▸ Listing:
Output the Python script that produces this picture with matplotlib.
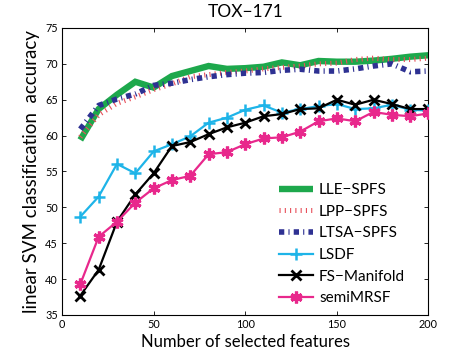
import matplotlib
matplotlib.use("Agg")
import matplotlib.pyplot as plt

plt.rcParams['font.family'] = ['Lato', 'DejaVu Sans']
plt.rcParams['lines.scale_dashes'] = False

features = [10, 20, 30, 40, 50, 60, 70, 80, 90, 100, 110, 120, 130, 140, 150, 160, 170, 180, 190, 200]
lle_spfs = [59.4, 63.7, 65.7, 67.5, 66.7, 68.3, 69.0, 69.7, 69.3, 69.4, 69.6, 70.2, 69.8, 70.4, 70.3, 70.3, 70.45, 70.7, 71.0, 71.2]
lpp_spfs = [59.8, 62.9, 64.5, 65.4, 66.4, 67.2, 68.2, 68.5, 68.8, 69.0, 69.3, 69.5, 69.7, 70.0, 70.1, 70.6, 70.8, 70.6, 70.6, 70.8]
ltsa_spfs = [60.9, 64.2, 65.1, 65.8, 67.0, 67.3, 67.8, 68.2, 68.5, 68.7, 68.8, 69.1, 69.25, 69.0, 69.0, 69.3, 69.7, 70.0, 68.9, 69.0]
lsdf = [48.7, 51.5, 56.05, 54.75, 57.8, 58.8, 59.9, 61.8, 62.5, 63.6, 64.2, 63.2, 63.7, 64.1, 64.4, 63.7, 63.8, 64.3, 63.6, 63.5]
fs_manifold = [37.7, 41.3, 48.0, 51.8, 54.75, 58.55, 59.1, 60.2, 61.15, 61.8, 62.7, 63.0, 63.7, 63.8, 65.0, 64.3, 65.0, 64.4, 63.7, 63.7]
semimrsf = [39.3, 45.9, 48.0, 50.65, 52.65, 53.8, 54.4, 57.4, 57.7, 58.8, 59.6, 59.77, 60.55, 62.0, 62.4, 62.0, 63.3, 62.9, 62.7, 63.1]

labels = ['LLE\u2212SPFS', 'LPP\u2212SPFS', 'LTSA\u2212SPFS', 'LSDF', 'FS\u2212Manifold', 'semiMRSF']
title = 'TOX\u2212171'
xlabel = 'Number of selected features'
ylabel = 'linear SVM classification  accuracy'
xticks = [0, 50, 100, 150, 200]
yticks = [35, 40, 45, 50, 55, 60, 65, 70, 75]

fig = plt.figure(figsize=(4.74, 3.55), dpi=100)
ax = fig.add_axes([0.1308, 0.1127, 0.7732, 0.8085])

ax.plot(features, lle_spfs, color='#1DA84C', lw=4.6, solid_capstyle='butt', solid_joinstyle='miter', label=labels[0], zorder=2)
ax.plot(features, lpp_spfs, color='#E8505B', lw=3.6, linestyle=(0, (0.8, 3.0)), dash_capstyle='butt', label=labels[1], zorder=3)
ax.plot(features, ltsa_spfs, color='#2E3192', lw=4.0, linestyle=(0, (3.8, 3.0, 0.8, 3.0)), dash_capstyle='butt', label=labels[2], zorder=4)
ax.plot(features, lsdf, color='#1EB4E8', lw=1.6, marker='+', ms=9, mew=1.8, label=labels[3], zorder=5)
ax.plot(features, fs_manifold, color='black', lw=1.6, marker='x', ms=6.5, mew=2.0, label=labels[4], zorder=6)
ax.plot(features, semimrsf, color='#E8288C', lw=1.6, marker=(6, 2, 0), ms=8.5, mew=2.3, label=labels[5], zorder=7)

ax.set_xlim(0, 200)
ax.set_ylim(35, 75)
ax.set_xticks(xticks)
ax.set_yticks(yticks)
ax.tick_params(direction='in', top=True, right=True, labelsize=7.8, length=3, width=0.6, pad=3)
for s in ax.spines.values():
    s.set_linewidth(0.8)

ax.set_title(title, fontsize=12.5, pad=8)
ax.set_xlabel(xlabel, fontsize=12, labelpad=3)
ax.set_ylabel(ylabel, fontsize=13.5, labelpad=4)

leg = ax.legend(loc='upper left', bbox_to_anchor=(0.592, 0.46), frameon=False, fontsize=11,
                handlelength=2.2, handletextpad=0.42, labelspacing=0.5, borderaxespad=0, borderpad=0)

fig.savefig('out.png', dpi=100)
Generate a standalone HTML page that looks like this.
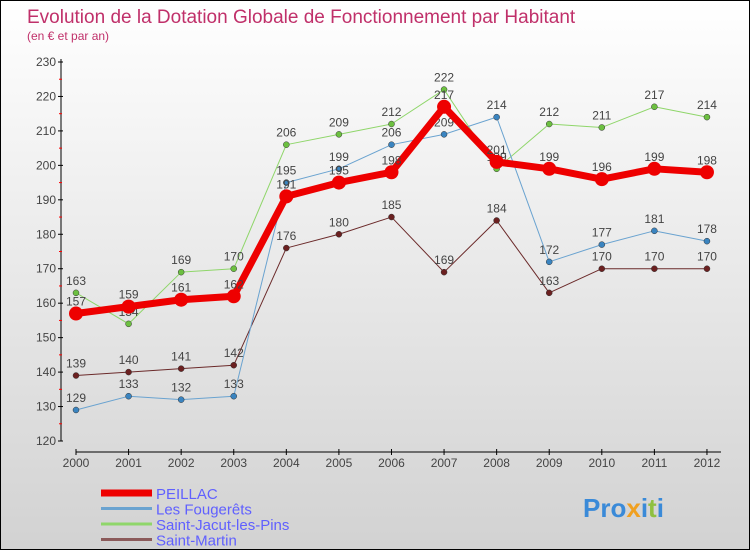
<!DOCTYPE html>
<html><head><meta charset="utf-8"><style>
body{margin:0}
#c{width:748px;height:548px;border:1px solid #000;background:linear-gradient(#fff,#d2d2d2);position:relative;font-family:"Liberation Sans",sans-serif}
svg{position:absolute;left:0;top:0}
</style></head><body>
<div id="c">
<svg id="s" width="750" height="550">
<text x="26" y="22" font-size="19" fill="#c0306a">Evolution de la Dotation Globale de Fonctionnement par Habitant</text>
<text x="26" y="39" font-size="12" fill="#c0306a">(en € et par an)</text>
</svg>
</div>
<script>
const years=[2000,2001,2002,2003,2004,2005,2006,2007,2008,2009,2010,2011,2012];
const peillac=[157,159,161,162,191,195,198,217,201,199,196,199,198];
const fougerets=[129,133,132,133,195,199,206,209,214,172,177,181,178];
const jacut=[163,154,169,170,206,209,212,222,199,212,211,217,214];
const martin=[139,140,141,142,176,180,185,169,184,163,170,170,170];
const yTicks=[120,130,140,150,160,170,180,190,200,210,220,230];
const names=["PEILLAC","Les Fougerêts","Saint-Jacut-les-Pins","Saint-Martin"];
const NS="http://www.w3.org/2000/svg",s=document.getElementById('s');
const X=i=>75+i*52.58, Y=v=>61+(230-v)*(379/110);
function el(t,a,p){const e=document.createElementNS(NS,t);for(const k in a)e.setAttribute(k,a[k]);(p||s).appendChild(e);return e;}
let ax=el('line',{x1:60,y1:58,x2:60,y2:440,stroke:'#000'});


let bx=el('line',{x1:75,y1:451,x2:720,y2:451,stroke:'#000'});


yTicks.forEach(v=>{
 el('line',{x1:57,x2:62,y1:Y(v),y2:Y(v),stroke:'#000'});
 if(v<230)el('line',{x1:58,x2:61,y1:Y(v+5),y2:Y(v+5),stroke:'#f00'});
 const t=el('text',{x:55,y:Y(v)+4,'text-anchor':'end','font-size':12,fill:'#444'});t.textContent=v;
 
 
});
years.forEach((y,i)=>{
 el('line',{x1:X(i),x2:X(i),y1:448,y2:454,stroke:'#000'});
 const t=el('text',{x:X(i),y:466,'text-anchor':'middle','font-size':12,fill:'#444'});t.textContent=y;
 
 
});
const series=[[martin,'#6b2a2a','#6b2020',1,4],[jacut,'#8fd66a','#6cc040',1,4],[fougerets,'#6aa3d0','#3a84c0',1,4],[peillac,'#ee0000','#ee0000',7,7]];
const lnames=['saint-martin','saint-jacut','les-fougerets','peillac'];
series.forEach(([d,c,mc,w,r],k)=>{
 const g=el('g',{});
 
 
 el('polyline',{points:d.map((v,i)=>X(i)+','+Y(v)).join(' '),fill:'none',stroke:c,'stroke-width':w,'stroke-linejoin':'round'},g);
 d.forEach((v,i)=>{
  const p=el('circle',{cx:X(i),cy:Y(v),r:w>2?r:3,fill:mc,stroke:w>2?'none':'#333','stroke-width':0.5},g);
  
  
  const t=el('text',{x:X(i),y:Y(v)-8,'text-anchor':'middle','font-size':12,fill:'#444'},g);t.textContent=v;
 });
});
const lc=['#ee0000','#6aa3d0','#8fd66a','#8b5a5a'],lw=[7,3,3,3];
names.forEach((n,i)=>{
 const y=492+i*15.5;
 const l=el('line',{x1:100,x2:151,y1:y,y2:y,stroke:lc[i],'stroke-width':lw[i]});
 
 
 const t=el('text',{x:155,y:y+6,'font-size':15,fill:'#6060ff'});t.textContent=n;
 
 
});
const lg=el('text',{x:582,y:516,'font-size':26,'font-weight':'bold',fill:'#3a8ad8'});
lg.innerHTML='Pro<tspan fill="#f0a020">x</tspan>i<tspan fill="#8fc040">t</tspan>i';


</script>
</body></html>
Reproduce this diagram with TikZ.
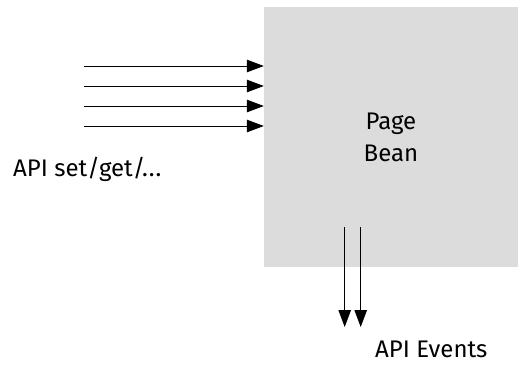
\documentclass[tikz,border=0pt]{standalone}
\usepackage{fontspec}
\setmainfont{Fira Sans}
\usetikzlibrary{arrows.meta}
\definecolor{beangray}{HTML}{DCDCDC}
\tikzset{
  arr/.style={line width=1pt,-{Triangle[length=17pt,width=12.5pt]}},
  lbl/.style={anchor=base west,inner sep=0pt,text=black,font=\fontsize{24}{32}\selectfont}
}
\begin{document}
\begin{tikzpicture}[x=1pt,y=-1pt]
\useasboundingbox (0,0) rectangle (518,367);
\node[fill=beangray,minimum width=254pt,minimum height=260pt,inner sep=0pt,
      align=center,font=\fontsize{24}{32}\selectfont] (bean) at (391,137) {Page\\Bean};
\foreach \i/\y in {1/66,2/86,3/106,4/126}{
  \coordinate (s\i) at (84,\y);
  \draw[arr] (s\i) -- (s\i -| bean.west);
}
\coordinate (d1) at (344.7,227);
\coordinate (d2) at (360.7,227);
\coordinate (e1) at (344.7,327);
\coordinate (e2) at (360.7,327);
\draw[arr] (d1) -- (e1);
\draw[arr] (d2) -- (e2);
\node[lbl] (api) at (13,176) {API set/get/.\kern1pt.\kern1pt.};
\node[lbl] (ev) at (375,357) {API Events};
\end{tikzpicture}
\end{document}
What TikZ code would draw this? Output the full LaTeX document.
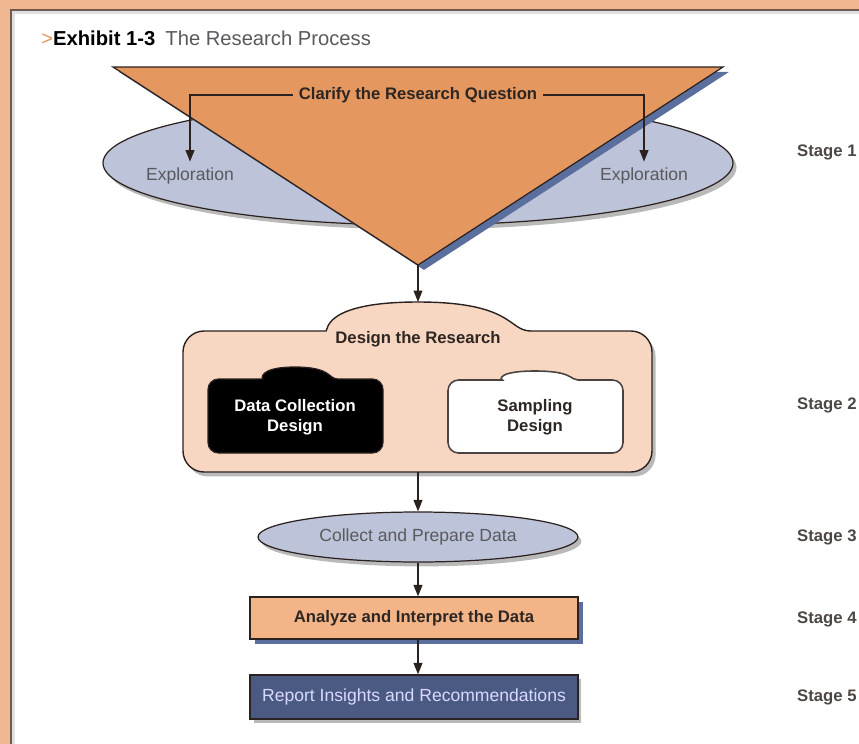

▸ Task prompt: Stop after the line containing "plt.rcParams['lines.scale_dashes'] = False": copy the records exactly from the first line up to there, leaving pictures out.

▸ Response to the task:
Output the Python script that produces this picture with matplotlib.
import matplotlib
matplotlib.use("Agg")
import matplotlib.pyplot as plt

plt.rcParams['font.family'] = ['Lato', 'DejaVu Sans']
plt.rcParams['lines.scale_dashes'] = False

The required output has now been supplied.